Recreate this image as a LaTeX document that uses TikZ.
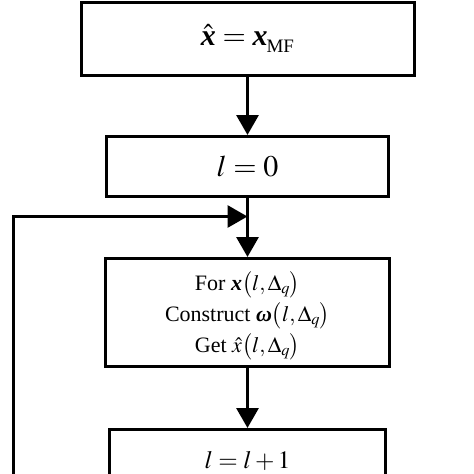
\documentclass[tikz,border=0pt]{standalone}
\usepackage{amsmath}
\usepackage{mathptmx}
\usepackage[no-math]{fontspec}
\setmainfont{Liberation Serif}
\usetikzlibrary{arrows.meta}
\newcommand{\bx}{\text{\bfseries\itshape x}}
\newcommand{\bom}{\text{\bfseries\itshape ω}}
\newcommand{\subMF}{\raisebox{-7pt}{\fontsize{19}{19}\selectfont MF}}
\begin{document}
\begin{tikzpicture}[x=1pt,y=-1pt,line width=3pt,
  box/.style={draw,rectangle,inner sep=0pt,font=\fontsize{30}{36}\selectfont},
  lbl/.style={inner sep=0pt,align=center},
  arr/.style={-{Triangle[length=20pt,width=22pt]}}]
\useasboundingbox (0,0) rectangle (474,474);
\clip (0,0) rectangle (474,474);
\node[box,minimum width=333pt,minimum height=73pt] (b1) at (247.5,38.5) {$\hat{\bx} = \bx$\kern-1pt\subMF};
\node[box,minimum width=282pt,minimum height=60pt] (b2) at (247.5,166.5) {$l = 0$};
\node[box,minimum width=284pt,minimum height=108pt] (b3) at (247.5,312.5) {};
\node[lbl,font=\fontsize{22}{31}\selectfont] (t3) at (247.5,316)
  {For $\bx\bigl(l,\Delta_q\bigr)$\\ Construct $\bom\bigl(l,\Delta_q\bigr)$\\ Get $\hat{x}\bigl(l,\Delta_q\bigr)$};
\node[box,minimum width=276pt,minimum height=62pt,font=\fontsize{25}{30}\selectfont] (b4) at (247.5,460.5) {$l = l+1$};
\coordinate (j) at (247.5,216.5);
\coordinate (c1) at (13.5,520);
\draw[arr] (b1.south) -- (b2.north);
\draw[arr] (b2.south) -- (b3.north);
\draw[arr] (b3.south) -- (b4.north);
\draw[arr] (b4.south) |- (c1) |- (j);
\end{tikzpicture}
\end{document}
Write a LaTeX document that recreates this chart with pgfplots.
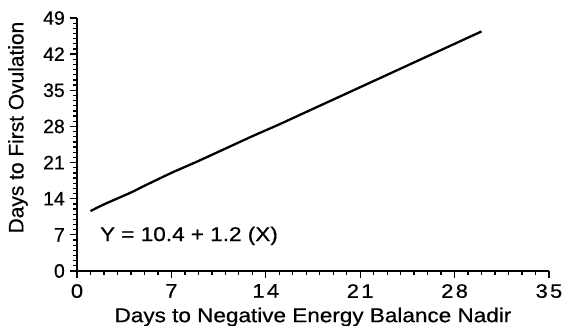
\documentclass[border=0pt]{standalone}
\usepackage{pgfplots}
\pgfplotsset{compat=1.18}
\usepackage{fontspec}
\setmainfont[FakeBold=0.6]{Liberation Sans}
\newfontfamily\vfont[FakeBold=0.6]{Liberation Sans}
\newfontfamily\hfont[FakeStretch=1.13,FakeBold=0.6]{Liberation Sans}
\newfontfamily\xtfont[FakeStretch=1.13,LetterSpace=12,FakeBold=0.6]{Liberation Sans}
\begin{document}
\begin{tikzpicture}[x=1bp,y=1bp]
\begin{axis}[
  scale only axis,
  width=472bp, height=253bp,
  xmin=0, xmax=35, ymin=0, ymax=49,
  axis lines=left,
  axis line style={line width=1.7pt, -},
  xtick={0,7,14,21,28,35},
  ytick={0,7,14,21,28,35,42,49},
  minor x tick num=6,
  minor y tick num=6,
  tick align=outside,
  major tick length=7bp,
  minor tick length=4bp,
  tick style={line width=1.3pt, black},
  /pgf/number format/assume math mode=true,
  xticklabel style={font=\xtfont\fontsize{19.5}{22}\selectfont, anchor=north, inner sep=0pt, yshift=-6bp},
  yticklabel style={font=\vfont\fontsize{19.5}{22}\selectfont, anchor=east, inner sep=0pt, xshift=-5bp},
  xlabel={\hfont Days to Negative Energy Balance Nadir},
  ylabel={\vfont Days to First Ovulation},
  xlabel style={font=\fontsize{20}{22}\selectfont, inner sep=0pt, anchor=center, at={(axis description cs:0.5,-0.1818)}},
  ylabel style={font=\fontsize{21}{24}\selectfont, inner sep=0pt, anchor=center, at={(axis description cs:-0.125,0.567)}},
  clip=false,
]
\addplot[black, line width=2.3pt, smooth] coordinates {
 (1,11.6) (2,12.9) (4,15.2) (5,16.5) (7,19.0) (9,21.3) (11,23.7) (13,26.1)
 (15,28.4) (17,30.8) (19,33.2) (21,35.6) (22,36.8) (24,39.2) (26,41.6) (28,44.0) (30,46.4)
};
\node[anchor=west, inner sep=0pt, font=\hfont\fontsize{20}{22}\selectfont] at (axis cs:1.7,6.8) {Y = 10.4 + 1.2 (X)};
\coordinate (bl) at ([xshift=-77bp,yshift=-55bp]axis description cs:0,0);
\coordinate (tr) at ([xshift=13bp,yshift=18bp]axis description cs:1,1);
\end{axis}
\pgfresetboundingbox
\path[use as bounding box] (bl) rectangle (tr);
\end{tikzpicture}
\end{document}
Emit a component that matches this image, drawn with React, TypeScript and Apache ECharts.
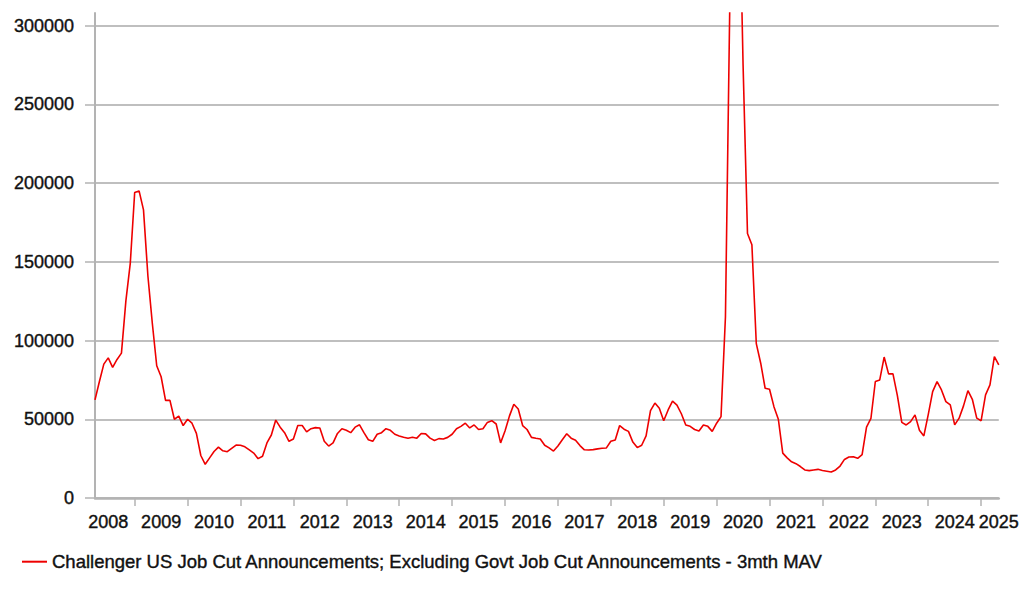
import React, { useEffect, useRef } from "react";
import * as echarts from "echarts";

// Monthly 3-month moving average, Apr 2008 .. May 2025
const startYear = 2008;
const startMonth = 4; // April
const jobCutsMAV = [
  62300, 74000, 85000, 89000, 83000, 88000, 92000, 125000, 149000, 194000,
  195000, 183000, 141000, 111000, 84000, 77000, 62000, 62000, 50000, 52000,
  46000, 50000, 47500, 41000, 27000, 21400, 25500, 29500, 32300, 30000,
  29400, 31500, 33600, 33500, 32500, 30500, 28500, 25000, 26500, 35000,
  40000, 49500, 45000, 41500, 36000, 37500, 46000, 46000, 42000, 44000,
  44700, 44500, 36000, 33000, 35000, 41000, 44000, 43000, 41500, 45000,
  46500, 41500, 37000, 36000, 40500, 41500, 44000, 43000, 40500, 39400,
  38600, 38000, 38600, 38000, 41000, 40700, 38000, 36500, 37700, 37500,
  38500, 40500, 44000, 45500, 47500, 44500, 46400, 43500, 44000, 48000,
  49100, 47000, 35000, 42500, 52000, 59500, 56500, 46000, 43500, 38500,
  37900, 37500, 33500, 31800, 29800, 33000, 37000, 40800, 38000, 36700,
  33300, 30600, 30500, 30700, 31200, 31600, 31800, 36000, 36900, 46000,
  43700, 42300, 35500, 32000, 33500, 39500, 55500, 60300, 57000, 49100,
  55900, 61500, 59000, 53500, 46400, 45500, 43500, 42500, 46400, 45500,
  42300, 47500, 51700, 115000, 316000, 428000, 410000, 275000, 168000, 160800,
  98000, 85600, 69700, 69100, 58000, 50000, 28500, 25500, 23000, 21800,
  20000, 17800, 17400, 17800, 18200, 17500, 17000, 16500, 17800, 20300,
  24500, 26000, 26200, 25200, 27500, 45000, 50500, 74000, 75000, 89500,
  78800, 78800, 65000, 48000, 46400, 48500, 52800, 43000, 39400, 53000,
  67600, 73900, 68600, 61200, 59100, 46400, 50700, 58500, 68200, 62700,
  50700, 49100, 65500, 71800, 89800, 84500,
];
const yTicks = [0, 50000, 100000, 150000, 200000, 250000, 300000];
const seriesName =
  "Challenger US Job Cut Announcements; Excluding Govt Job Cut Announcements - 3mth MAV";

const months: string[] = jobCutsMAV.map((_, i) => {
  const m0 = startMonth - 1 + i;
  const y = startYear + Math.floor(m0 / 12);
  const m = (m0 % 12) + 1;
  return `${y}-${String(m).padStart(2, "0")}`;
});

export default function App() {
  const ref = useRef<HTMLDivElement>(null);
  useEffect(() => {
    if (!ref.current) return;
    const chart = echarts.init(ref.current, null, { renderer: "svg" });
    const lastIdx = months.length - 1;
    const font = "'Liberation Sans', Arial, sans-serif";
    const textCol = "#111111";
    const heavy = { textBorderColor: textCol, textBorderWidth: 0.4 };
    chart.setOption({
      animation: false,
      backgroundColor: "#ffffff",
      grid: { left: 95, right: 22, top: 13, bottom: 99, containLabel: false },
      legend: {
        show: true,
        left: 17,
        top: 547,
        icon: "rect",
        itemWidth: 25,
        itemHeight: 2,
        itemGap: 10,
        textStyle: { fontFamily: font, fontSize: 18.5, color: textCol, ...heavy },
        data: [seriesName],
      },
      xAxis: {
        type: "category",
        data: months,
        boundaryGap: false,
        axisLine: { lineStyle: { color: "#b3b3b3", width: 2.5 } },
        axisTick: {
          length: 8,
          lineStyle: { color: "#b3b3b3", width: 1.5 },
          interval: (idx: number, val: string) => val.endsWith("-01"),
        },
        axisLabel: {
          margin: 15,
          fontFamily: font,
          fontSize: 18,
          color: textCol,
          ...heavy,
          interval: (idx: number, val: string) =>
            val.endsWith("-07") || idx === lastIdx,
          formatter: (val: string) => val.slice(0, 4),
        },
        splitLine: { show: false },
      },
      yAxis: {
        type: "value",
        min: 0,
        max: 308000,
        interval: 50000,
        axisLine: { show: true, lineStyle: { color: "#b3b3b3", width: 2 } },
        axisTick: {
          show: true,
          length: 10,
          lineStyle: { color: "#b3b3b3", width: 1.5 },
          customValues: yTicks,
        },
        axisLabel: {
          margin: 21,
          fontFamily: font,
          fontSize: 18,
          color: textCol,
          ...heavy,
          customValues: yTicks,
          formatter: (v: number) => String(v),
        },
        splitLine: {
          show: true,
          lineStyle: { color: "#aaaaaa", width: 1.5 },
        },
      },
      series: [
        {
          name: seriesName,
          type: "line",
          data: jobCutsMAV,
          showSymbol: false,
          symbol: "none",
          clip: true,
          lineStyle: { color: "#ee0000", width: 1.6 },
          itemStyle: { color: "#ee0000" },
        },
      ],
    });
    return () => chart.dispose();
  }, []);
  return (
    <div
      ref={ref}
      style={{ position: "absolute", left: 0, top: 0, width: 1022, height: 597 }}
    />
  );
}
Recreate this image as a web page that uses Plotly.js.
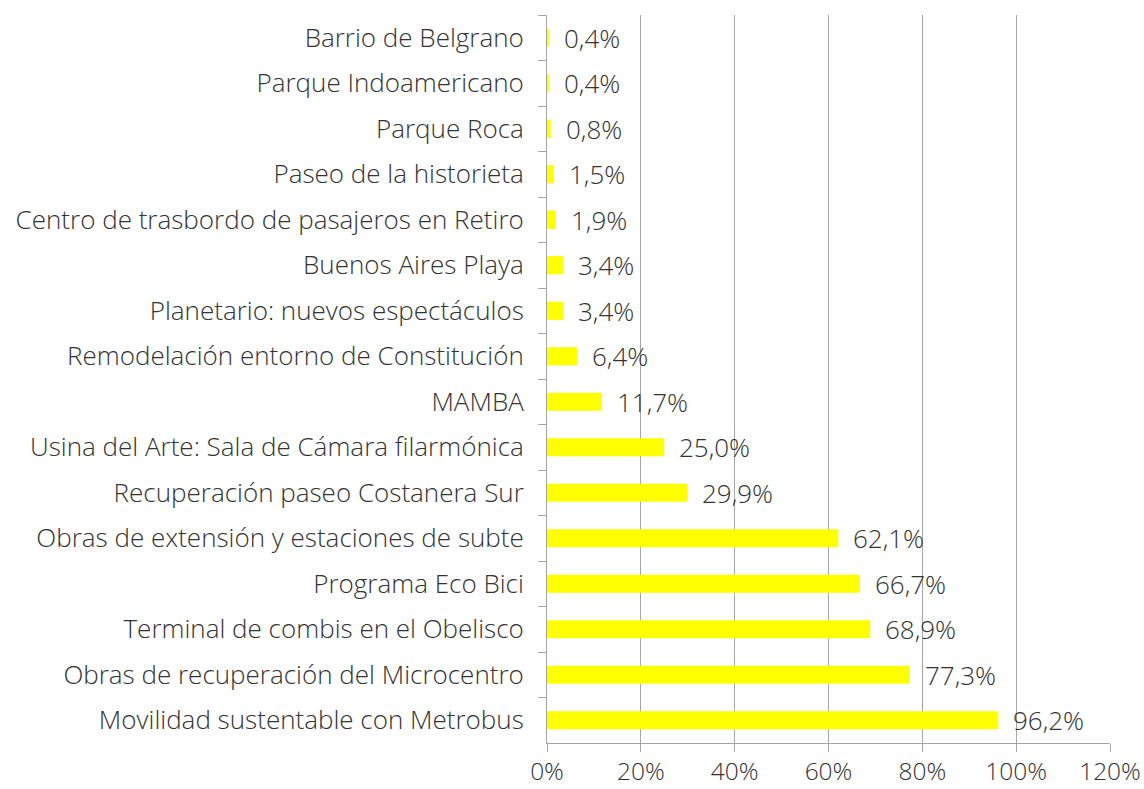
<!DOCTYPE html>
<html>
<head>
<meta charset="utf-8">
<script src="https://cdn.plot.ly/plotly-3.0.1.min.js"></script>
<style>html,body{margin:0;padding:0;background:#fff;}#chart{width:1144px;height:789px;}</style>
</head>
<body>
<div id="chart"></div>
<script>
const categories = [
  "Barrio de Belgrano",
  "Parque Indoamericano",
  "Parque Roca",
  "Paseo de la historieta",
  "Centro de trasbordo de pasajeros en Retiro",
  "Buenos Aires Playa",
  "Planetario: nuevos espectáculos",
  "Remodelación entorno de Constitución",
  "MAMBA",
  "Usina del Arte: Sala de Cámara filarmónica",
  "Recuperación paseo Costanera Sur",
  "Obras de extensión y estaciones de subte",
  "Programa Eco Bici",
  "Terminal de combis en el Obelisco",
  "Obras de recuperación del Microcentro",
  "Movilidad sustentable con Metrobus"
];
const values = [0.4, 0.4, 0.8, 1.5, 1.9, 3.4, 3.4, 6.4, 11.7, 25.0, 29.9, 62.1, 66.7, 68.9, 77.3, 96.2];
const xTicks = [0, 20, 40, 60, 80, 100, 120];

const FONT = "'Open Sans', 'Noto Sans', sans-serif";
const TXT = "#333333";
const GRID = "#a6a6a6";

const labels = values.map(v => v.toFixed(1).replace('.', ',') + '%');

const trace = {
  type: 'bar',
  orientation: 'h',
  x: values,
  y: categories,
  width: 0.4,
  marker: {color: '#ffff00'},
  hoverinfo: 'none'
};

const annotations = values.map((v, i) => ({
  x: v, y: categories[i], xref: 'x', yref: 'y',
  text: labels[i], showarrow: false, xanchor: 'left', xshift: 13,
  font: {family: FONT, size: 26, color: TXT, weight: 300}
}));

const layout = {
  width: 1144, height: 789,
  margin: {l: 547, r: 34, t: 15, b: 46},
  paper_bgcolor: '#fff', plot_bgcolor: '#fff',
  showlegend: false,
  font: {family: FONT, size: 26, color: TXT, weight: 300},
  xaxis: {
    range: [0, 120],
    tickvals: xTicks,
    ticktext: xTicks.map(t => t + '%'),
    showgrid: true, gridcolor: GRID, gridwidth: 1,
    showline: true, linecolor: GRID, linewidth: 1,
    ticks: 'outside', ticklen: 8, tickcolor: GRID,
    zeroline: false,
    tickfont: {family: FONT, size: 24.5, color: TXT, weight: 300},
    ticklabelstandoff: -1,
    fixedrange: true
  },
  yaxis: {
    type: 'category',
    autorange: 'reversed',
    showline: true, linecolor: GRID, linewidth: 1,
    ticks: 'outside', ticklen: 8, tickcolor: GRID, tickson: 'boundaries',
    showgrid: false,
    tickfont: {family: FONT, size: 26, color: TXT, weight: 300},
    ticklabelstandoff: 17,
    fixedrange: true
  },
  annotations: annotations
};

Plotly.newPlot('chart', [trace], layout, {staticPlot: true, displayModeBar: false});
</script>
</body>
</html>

..............................

# REQUIREMENTS
List all lines holding the string "this".

# WRITTEN ANSWER
Recreate this image as a LaTeX document that uses TikZ.
Write a LaTeX document that recreates this chart with pgfplots.
Emit a component that matches this image, drawn with React, TypeScript and Apache ECharts.
Recreate this image as a web page that uses Plotly.js.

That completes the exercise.